Set problem – Pictures excluded, return the lines below from the first through the line holding "y_ticks = [1, 90.8, 180.6, 270.4, 360.2, 450]".

Data block –

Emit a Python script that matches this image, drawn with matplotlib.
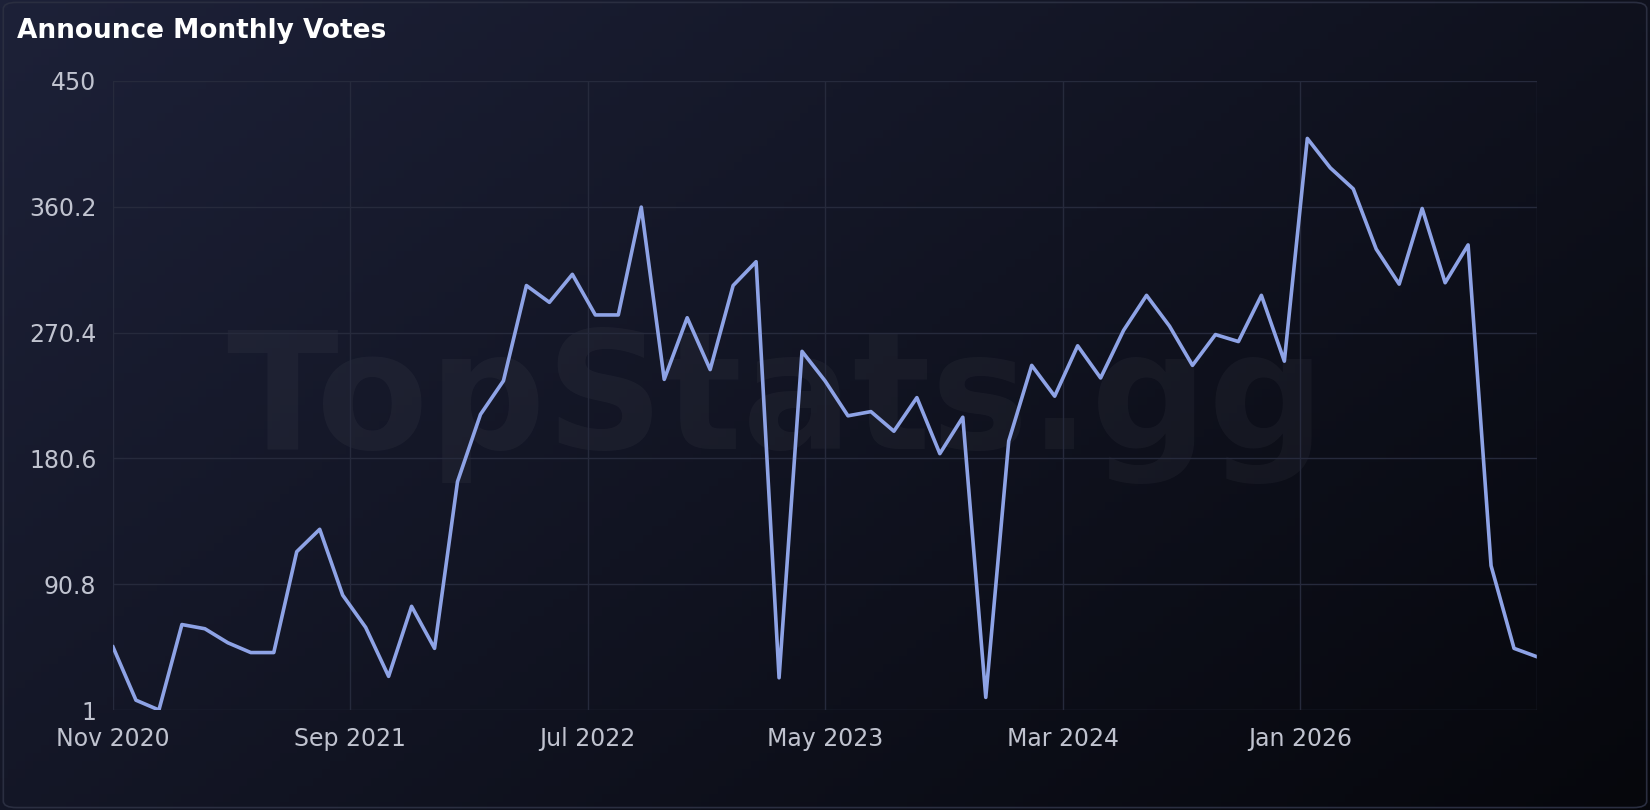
import matplotlib
matplotlib.use("Agg")
import matplotlib.pyplot as plt
import numpy as np
from matplotlib.patches import FancyBboxPatch

values = [46, 8, 1, 62, 59, 49, 42, 42, 114, 130, 83, 60, 25, 75, 45, 164, 212, 236,
          304, 292, 312, 283, 283, 360, 237, 281, 244, 304, 321, 24, 257, 236, 211, 214,
          200, 224, 184, 210, 10, 193, 247, 225, 261, 238, 272, 297, 275, 247, 269, 264,
          297, 250, 409, 388, 373, 330, 305, 359, 306, 333, 104, 45, 39]
tick_labels = ["Nov 2020", "Sep 2021", "Jul 2022", "May 2023", "Mar 2024", "Jan 2026"]
y_ticks = [1, 90.8, 180.6, 270.4, 360.2, 450]

fig = plt.figure(figsize=(16.5, 8.1), dpi=100)
fig.patch.set_facecolor("#0b0c14")
bg = fig.add_axes([0, 0, 1, 1], zorder=-10)
gx, gy = np.meshgrid(np.linspace(0, 1, 200), np.linspace(0, 1, 100))
t = np.clip(gx * 0.6 + gy * 0.4, 0, 1)
c0 = np.array([0x1d, 0x21, 0x38]) / 255
c1 = np.array([0x06, 0x07, 0x0c]) / 255
img = c0[None, None, :] * (1 - t[..., None]) + c1[None, None, :] * t[..., None]
bg.imshow(img, extent=[0, 1, 0, 1], aspect="auto", origin="upper")
bg.add_patch(FancyBboxPatch((0.002, 0.003), 0.996, 0.994, boxstyle="round,pad=0,rounding_size=0.008",
                            fill=False, ec="#2a2e40", lw=1.2, transform=bg.transAxes))
bg.set_axis_off()
bg.set_xlim(0, 1); bg.set_ylim(0, 1)
bg.text(0.47, 0.50, "TopStats.gg", fontsize=118, fontweight="bold", color="#ffffff", alpha=0.035,
        ha="center", va="center", family="DejaVu Sans")

ax = fig.add_axes([113/1650, 1-710/810, (1537-113)/1650, (710-81)/810])
ax.set_facecolor("none")
x = np.arange(len(values))
ax.plot(x, values, color="#8ea3e6", lw=2.6)
ax.set_xlim(0, len(values) - 1)
ax.set_ylim(1, 450)
step = (len(values) - 1) * 237.4 / (1537 - 113)
ax.set_xticks([i * step for i in range(len(tick_labels))])
ax.set_xticklabels(tick_labels)
ax.set_yticks(y_ticks)
ax.set_yticklabels(["1", "90.8", "180.6", "270.4", "360.2", "450"])
ax.grid(True, color="#262a3c", lw=1)
ax.axvline(len(values) - 1, color="#262a3c", lw=1)
for s in ax.spines.values():
    s.set_visible(False)
ax.tick_params(length=0, colors="#c0c3cf", labelsize=17, pad=12)
fig.text(17/1650, 1-31/810, "Announce Monthly Votes", color="white", fontsize=19,
         fontweight="bold", va="center", ha="left")
fig.savefig("out.png", dpi=100, facecolor=fig.get_facecolor())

Written response –
Emit a Python script that matches this image, drawn with matplotlib.
import matplotlib
matplotlib.use("Agg")
import matplotlib.pyplot as plt
import numpy as np
from matplotlib.patches import FancyBboxPatch

values = [46, 8, 1, 62, 59, 49, 42, 42, 114, 130, 83, 60, 25, 75, 45, 164, 212, 236,
          304, 292, 312, 283, 283, 360, 237, 281, 244, 304, 321, 24, 257, 236, 211, 214,
          200, 224, 184, 210, 10, 193, 247, 225, 261, 238, 272, 297, 275, 247, 269, 264,
          297, 250, 409, 388, 373, 330, 305, 359, 306, 333, 104, 45, 39]
tick_labels = ["Nov 2020", "Sep 2021", "Jul 2022", "May 2023", "Mar 2024", "Jan 2026"]
y_ticks = [1, 90.8, 180.6, 270.4, 360.2, 450]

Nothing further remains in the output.